2. L'urgence de la transposition de la directive sur le marché intérieur de l'électricité
Le
processus en cours de transposition de la directive sur le marché
intérieur de l'électricité appelle les remarques suivantes.
Tout d'abord, le retard pris par le gouvernement dans la transposition de la
directive - dont les dispositions auraient du être
intégrées dans notre droit national avant le 19 février
1999 - expose EDF à des mesures de rétorsion de la part de
ses concurrents excédés de voir l'opérateur public
intervenir sur leurs marchés alors que la réciproque n'est pas
encore possible ; sans parler d'une mise en demeure de la part de la
Commission européenne
57(
*
)
, qui ne pourrait que ternir l'image
de la France déjà bien écornée aux yeux de ses
partenaires européens.
Ensuite, on peut regretter que le gouvernement ait retenu une approche
a
minima
de l'ouverture du marché électrique à la
concurrence - 26 % de la production d'électricité sera
ouverte à la concurrence alors que les deux-tiers du marché
européen sont déjà libéralisés - comme
le Portugal et la Grèce et à la différence de l'Allemagne,
de l'Italie ou de l'Espagne qui sont allés plus loin que ce que la
directive requiert.
En adoptant cette vision minimaliste et protectionniste, le gouvernement
espère pouvoir mener la paradoxale tâche de se conformer aux
obligations européennes en matière de concurrence tout en restant
fidèle à la loi de nationalisation du 8 avril 1946 et à
son corollaire, le quasi-monopole d'EDF. Ainsi fait-il naître le risque
de fragiliser la position de l'opérateur public, menacé par la
clause de réciprocité et les nouvelles entraves dont le texte le
ligote.
Tout au plus cette excessive prudence permet-elle de prédire, sans
risque excessif de se tromper, que le Parlement sera amené à
légiférer de nouveau sur le sujet de la libéralisation du
marché électrique dans un proche avenir pour répondre
à la légitime attente des consommateurs.
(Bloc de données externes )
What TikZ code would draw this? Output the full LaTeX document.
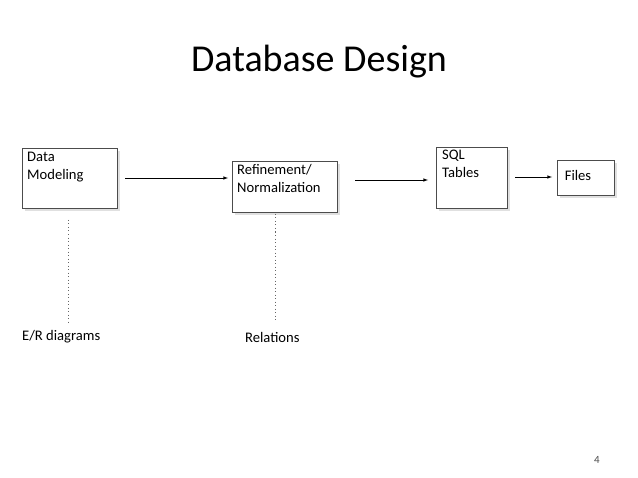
\documentclass[tikz,border=0pt]{standalone}
\usepackage{fontspec}
\setmainfont{Carlito}
\begin{document}
\begin{tikzpicture}[x=1bp,y=-1bp,
  box/.style={draw=black!70,line width=0.6bp,fill=white},
  txt/.style={font=\fontsize{14.6bp}{18bp}\selectfont,align=left,anchor=north west,inner sep=0pt},
  arr/.style={-latex,line width=0.6bp},
  dot/.style={line width=0.6bp,dash pattern=on 1bp off 2.5bp,black!60}]
\useasboundingbox[fill=white] (0,0) rectangle (638,478);
\node[font=\fontsize{38bp}{44bp}\selectfont] (title) at (319,62) {Database Design};
\foreach \a/\b/\c/\d in {22/148/117/208,232/161/337/212,436/147/507/208,557/160/614/195}
  \fill[black!12] (\a+3,\b+3) rectangle (\c+3,\d+3);
\draw[box] (22,148) rectangle (117,208);
\node[inner sep=0pt,minimum width=95bp,minimum height=60bp] (dm) at (69.5,178) {};
\node[txt] at (27,152) {Data\\Modeling};
\draw[box] (232,161) rectangle (337,212);
\node[inner sep=0pt,minimum width=105bp,minimum height=51bp] (rn) at (284.5,186.5) {};
\node[txt] at (237,164) {Refinement/\\Normalization};
\draw[box] (436,147) rectangle (507,208);
\node[inner sep=0pt,minimum width=71bp,minimum height=61bp] (sql) at (471.5,177.5) {};
\node[txt] at (442,150) {SQL\\Tables};
\draw[box] (557,160) rectangle (614,195);
\node[inner sep=0pt,minimum width=57bp,minimum height=35bp] (files) at (585.5,177.5) {};
\node[txt,anchor=center] at (578,175) {Files};
\coordinate (a1s) at (125,178); \coordinate (a1e) at (228,178);
\coordinate (a2s) at (355,180); \coordinate (a2e) at (428,180);
\coordinate (a3s) at (515,177); \coordinate (a3e) at (552,177);
\draw[arr] (a1s) -- (a1e);
\draw[arr] (a2s) -- (a2e);
\draw[arr] (a3s) -- (a3e);
\node[txt,anchor=west] (er) at (22,337) {E/R diagrams};
\node[txt,anchor=west] (rel) at (245,337) {Relations};
\draw[dot] (68,220) -- (68,325);
\draw[dot] (275,214) -- (275,322);
\node[font=\fontsize{11bp}{12bp}\selectfont,text=black!70] (pg) at (597,460) {4};
\end{tikzpicture}
\end{document}
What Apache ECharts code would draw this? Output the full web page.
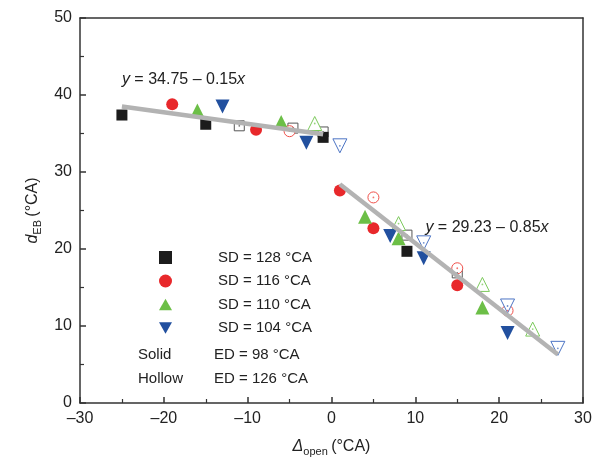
<!DOCTYPE html>
<html><head><meta charset="utf-8">
<script src="https://cdn.jsdelivr.net/npm/echarts@6/dist/echarts.min.js"></script>
<style>html,body{margin:0;padding:0;background:#fff}#c{width:604px;height:462px}</style>
</head><body><div id="c"></div>
<script>
// ---- data ----
const seriesNames = ['SD = 128 °CA', 'SD = 116 °CA', 'SD = 110 °CA', 'SD = 104 °CA'];
const sd128Solid = [[-25,37.4],[-15,36.2],[-1,34.5],[9,19.7]];
const sd128Hollow = [[-11,36.0],[-4.6,35.7],[-1,35.2],[9,21.8],[15,16.9]];
const sd116Solid = [[-19,38.8],[-9,35.5],[1,27.6],[5,22.7],[15,15.3]];
const sd116Hollow = [[-5,35.3],[5,26.7],[15,17.5],[21,12.0]];
const sd110Solid = [[-16,38.0],[-6,36.5],[4,24.2],[8,21.4],[18,12.4]];
const sd110Hollow = [[-2,36.3],[8,23.3],[18,15.4],[24,9.6]];
const sd104Solid = [[-13,38.5],[-3,33.8],[7,21.7],[11,18.8],[21,9.1]];
const sd104Hollow = [[1,33.4],[11,20.8],[21,12.6],[27,7.1]];
const fitUpper = [[-25,38.5],[-1,34.9]];
const fitLower = [[1,28.4],[27,6.3]];
const eqUpper = ['y', ' = 34.75 – 0.15', 'x'];
const eqLower = ['y', ' = 29.23 – 0.85', 'x'];
const extraLegend = [['Solid', 'ED = 98 °CA'], ['Hollow', 'ED = 126 °CA']];

// ---- styling ----
const FONT = 'Liberation Sans, Arial, sans-serif';
const cBlack = '#1c1c1c', cRed = '#e8282b', cGreen = '#6cbf47', cBlue = '#22509f';
const hBlack = '#555555', hRed = '#f0504a', hGreen = '#7cc95c', hBlue = '#4c74c4';
const DOWN = 'path://M0,0 L12,0 L6,10.4 Z';
const UP = 'path://M6,0 L12,10.4 L0,10.4 Z';

function solid(name, data, symbol, size, color) {
  return {type:'scatter', name, data, symbol, symbolSize:size, z:3,
    itemStyle:{color, opacity:1}};
}
function hollow(data, symbol, size, color) {
  return {type:'scatter', data, symbol, symbolSize:size, z:3,
    itemStyle:{color:'#fff', borderColor:color, borderWidth:1, opacity:1}};
}
function dots(data, color) {
  return {type:'scatter', data, symbol:'circle', symbolSize:1.8, z:4, silent:true,
    itemStyle:{color}};
}
function fit(data) {
  return {type:'line', data, symbol:'none', z:5, silent:true,
    lineStyle:{color:'#b3b3b3', width:4.5}};
}

const chart = echarts.init(document.getElementById('c'), null, {renderer:'canvas'});
const axisLine = {show:true, onZero:false, lineStyle:{color:'#333', width:1.5}};
const nameRich = {
  d:{fontFamily:FONT, fontSize:16, fontStyle:'italic', color:'#222'},
  s:{fontFamily:FONT, fontSize:11, color:'#222', verticalAlign:'bottom', padding:[10,0,0,0]},
  n:{fontFamily:FONT, fontSize:16, color:'#222'}};
chart.setOption({
  animation:false,
  backgroundColor:'#fff',
  grid:{left:80, right:21, top:18, bottom:54},
  textStyle:{fontFamily:FONT},
  legend:{
    orient:'vertical', left:154, top:245, itemWidth:13, itemHeight:13, itemGap:8.5,
    data: seriesNames,
    textStyle:{fontFamily:FONT, fontSize:15, color:'#222', padding:[0,0,0,41]},
    selectedMode:false
  },
  xAxis:[{
    type:'value', min:-30, max:30, interval:10, position:'bottom',
    axisLine, axisTick:{show:true, inside:true, length:6, lineStyle:{color:'#333', width:1.5}},
    minorTick:{show:true, splitNumber:2, length:4, lineStyle:{color:'#333', width:1.2}},
    splitLine:{show:false},
    axisLabel:{fontFamily:FONT, fontSize:16, color:'#222', margin:8,
      formatter:v => v < 0 ? '–' + Math.abs(v) : String(v)},
    name:'{d|Δ}{s|open} {n|(°CA)}', nameLocation:'middle', nameGap:33,
    nameTextStyle:{rich:nameRich}
  },{
    type:'value', position:'top', min:-30, max:30, axisLine, axisTick:{show:false},
    axisLabel:{show:false}, splitLine:{show:false}
  }],
  yAxis:[{
    type:'value', min:0, max:50, interval:10, position:'left',
    axisLine, axisTick:{show:true, inside:true, length:6, lineStyle:{color:'#333', width:1.5}},
    minorTick:{show:true, splitNumber:2, length:4, lineStyle:{color:'#333', width:1.2}},
    splitLine:{show:false},
    axisLabel:{fontFamily:FONT, fontSize:16, color:'#222', margin:8},
    name:'{d|d}{s|EB} {n|(°CA)}', nameLocation:'middle', nameGap:37, nameRotate:90,
    nameTextStyle:{rich:nameRich}
  },{
    type:'value', position:'right', min:0, max:50, axisLine, axisTick:{show:false},
    axisLabel:{show:false}, splitLine:{show:false}
  }],
  series:[
    hollow(sd128Hollow, 'rect', 10, hBlack), dots(sd128Hollow, hBlack),
    hollow(sd116Hollow, 'circle', 11, hRed), dots(sd116Hollow, hRed),
    hollow(sd110Hollow, UP, 14, hGreen), dots(sd110Hollow, hGreen),
    hollow(sd104Hollow, DOWN, 14, hBlue), dots(sd104Hollow, hBlue),
    solid(seriesNames[0], sd128Solid, 'rect', 11, cBlack),
    solid(seriesNames[1], sd116Solid, 'circle', 12, cRed),
    solid(seriesNames[2], sd110Solid, UP, 14, cGreen),
    solid(seriesNames[3], sd104Solid, DOWN, 14, cBlue),
    fit(fitUpper), fit(fitLower)
  ]
});

// equation labels and text-only legend rows, positioned through the chart's scales
function eq(parts, x, y) {
  const p = chart.convertToPixel({gridIndex:0}, [x, y]);
  return {type:'text', left:p[0], top:p[1] - 10, z:10, style:{
    text:'{i|' + parts[0] + '}{n|' + parts[1] + '}{i|' + parts[2] + '}',
    rich:{i:{fontFamily:FONT, fontSize:16, fontStyle:'italic', fill:'#222'},
          n:{fontFamily:FONT, fontSize:16, fill:'#222'}}}};
}
const graphics = [eq(eqUpper, -25, 41.7), eq(eqLower, 11.2, 22.5)];
extraLegend.forEach((row, i) => {
  const top = 347 + i * 24;
  graphics.push({type:'text', left:138, top, style:{text:row[0], font:'15px ' + FONT, fill:'#222'}});
  graphics.push({type:'text', left:214, top, style:{text:row[1], font:'15px ' + FONT, fill:'#222'}});
});
chart.setOption({graphic:graphics});
</script></body></html>
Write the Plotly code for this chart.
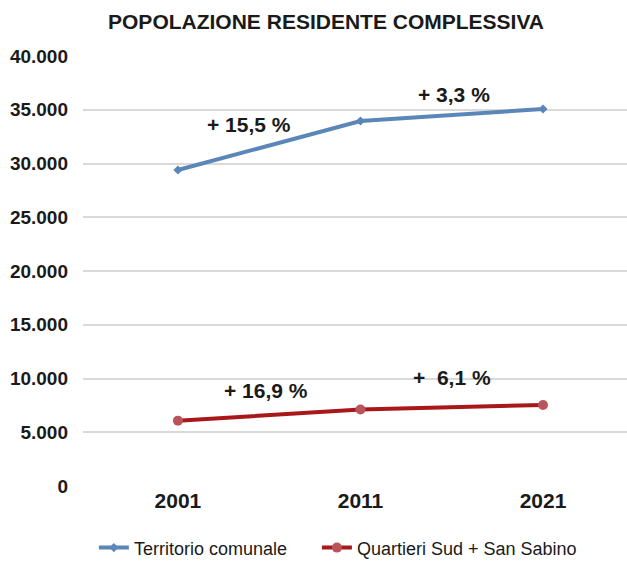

N'oublions pas en effet,
comme le rappelle excellemment notre collègue Henri Revol dans son
rapport sur le projet de loi relatif à la modernisation et au
développement du service public de l'électricité, que
l'institution d'un marché de l'électricité actif, dans
lequel se rencontrent l'offre et la demande, est la condition nécessaire
de la baisse du prix de l'électricité et de l'accroissement de la
qualité et de la variété de l'offre.
Il est par ailleurs permis de s'interroger sur la motivation qui a
poussé le gouvernement à proposer d'étendre le statut
national électrique et gazier, dit statut des " IEG ",
à tous les nouveaux opérateurs. Il convient en effet de rappeler
que le régime de retraite prévu par ce statut est financé
par une " cotisation ouvrière " fixée à
7,85 % du salaire hors prime, et par une contribution d'équilibre
automatiquement prélevée sur les entreprises électriques
et gazières. En 1996, cette contribution représentait
51,47 % de la masse salariale des agents des industries concernées,
et pourrait, selon le rapport Revol, atteindre près des trois quarts de
la masse salariale en 2010 et près de 100 % de cette
dernière en 2020. On comprend dès lors l'utilité
d'accroître le nombre d'acteurs qui participent à
l'équilibre de ce système. N'aurait-il cependant pas
été plus pertinent de réformer le statut des IEG et ses
modalités de financement ? Tout report d'une telle réflexion
accroît les charges qui pèsent sur les opérateurs du
système.
Enfin, le nombre très élevé (25) de décrets
d'application que prévoit le texte du projet de loi amène
à s'interroger sur la nature réellement législative de ce
texte dont certaines des dispositions les plus importantes sont
renvoyées au pouvoir réglementaire !
Il reste à espérer que les apports du Sénat pour tenter
d'organiser une réelle ouverture du marché seront maintenus
in
fine
, afin de permettre l'ouverture du marché, seule garante de la
pérennité d'un service public rénové.